*REQUEST*. Set the lines down again exactly, first line through the line that contains "east) -- (bot);", with no pictures.

*DATASET EXCERPT*.
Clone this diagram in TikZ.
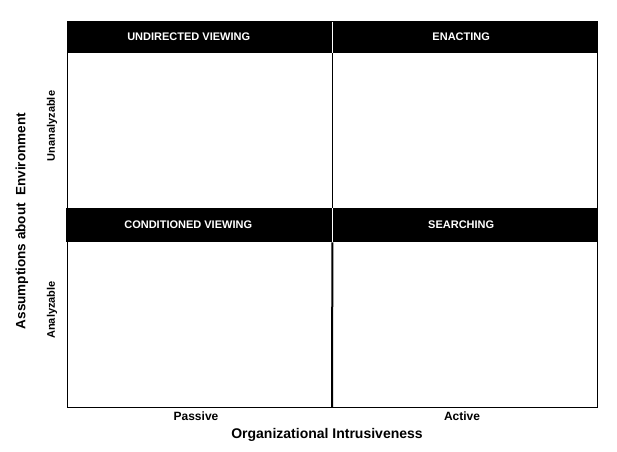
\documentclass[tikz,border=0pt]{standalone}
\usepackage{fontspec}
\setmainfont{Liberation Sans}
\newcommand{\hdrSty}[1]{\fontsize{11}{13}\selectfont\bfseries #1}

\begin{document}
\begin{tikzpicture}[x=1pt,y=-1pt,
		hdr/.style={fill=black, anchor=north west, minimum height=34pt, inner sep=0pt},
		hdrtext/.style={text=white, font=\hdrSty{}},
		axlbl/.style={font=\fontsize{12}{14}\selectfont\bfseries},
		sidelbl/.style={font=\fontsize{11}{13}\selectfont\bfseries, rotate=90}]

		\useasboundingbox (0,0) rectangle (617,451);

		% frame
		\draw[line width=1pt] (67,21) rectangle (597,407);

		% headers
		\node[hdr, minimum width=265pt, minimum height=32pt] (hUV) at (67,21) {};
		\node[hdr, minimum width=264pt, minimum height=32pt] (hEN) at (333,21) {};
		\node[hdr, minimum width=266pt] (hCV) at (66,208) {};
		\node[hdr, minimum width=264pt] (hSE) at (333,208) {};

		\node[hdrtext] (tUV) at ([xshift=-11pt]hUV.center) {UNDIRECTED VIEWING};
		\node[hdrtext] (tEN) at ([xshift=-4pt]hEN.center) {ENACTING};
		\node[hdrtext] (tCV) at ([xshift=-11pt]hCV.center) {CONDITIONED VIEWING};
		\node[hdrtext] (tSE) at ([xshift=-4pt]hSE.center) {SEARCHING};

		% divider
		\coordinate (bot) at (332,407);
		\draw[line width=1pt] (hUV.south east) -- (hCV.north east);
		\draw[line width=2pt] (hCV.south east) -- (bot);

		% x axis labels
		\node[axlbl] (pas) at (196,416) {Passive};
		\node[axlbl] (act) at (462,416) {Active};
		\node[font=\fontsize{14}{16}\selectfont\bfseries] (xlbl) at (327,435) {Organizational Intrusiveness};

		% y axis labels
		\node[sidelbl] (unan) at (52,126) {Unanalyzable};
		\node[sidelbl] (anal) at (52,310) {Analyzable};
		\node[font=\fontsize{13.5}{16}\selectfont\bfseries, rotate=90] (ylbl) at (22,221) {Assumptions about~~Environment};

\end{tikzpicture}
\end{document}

*ANSWER FOR THE TASK*.
Clone this diagram in TikZ.
\documentclass[tikz,border=0pt]{standalone}
\usepackage{fontspec}
\setmainfont{Liberation Sans}
\newcommand{\hdrSty}[1]{\fontsize{11}{13}\selectfont\bfseries #1}

\begin{document}
\begin{tikzpicture}[x=1pt,y=-1pt,
		hdr/.style={fill=black, anchor=north west, minimum height=34pt, inner sep=0pt},
		hdrtext/.style={text=white, font=\hdrSty{}},
		axlbl/.style={font=\fontsize{12}{14}\selectfont\bfseries},
		sidelbl/.style={font=\fontsize{11}{13}\selectfont\bfseries, rotate=90}]

		\useasboundingbox (0,0) rectangle (617,451);

		% frame
		\draw[line width=1pt] (67,21) rectangle (597,407);

		% headers
		\node[hdr, minimum width=265pt, minimum height=32pt] (hUV) at (67,21) {};
		\node[hdr, minimum width=264pt, minimum height=32pt] (hEN) at (333,21) {};
		\node[hdr, minimum width=266pt] (hCV) at (66,208) {};
		\node[hdr, minimum width=264pt] (hSE) at (333,208) {};

		\node[hdrtext] (tUV) at ([xshift=-11pt]hUV.center) {UNDIRECTED VIEWING};
		\node[hdrtext] (tEN) at ([xshift=-4pt]hEN.center) {ENACTING};
		\node[hdrtext] (tCV) at ([xshift=-11pt]hCV.center) {CONDITIONED VIEWING};
		\node[hdrtext] (tSE) at ([xshift=-4pt]hSE.center) {SEARCHING};

		% divider
		\coordinate (bot) at (332,407);
		\draw[line width=1pt] (hUV.south east) -- (hCV.north east);
		\draw[line width=2pt] (hCV.south east) -- (bot);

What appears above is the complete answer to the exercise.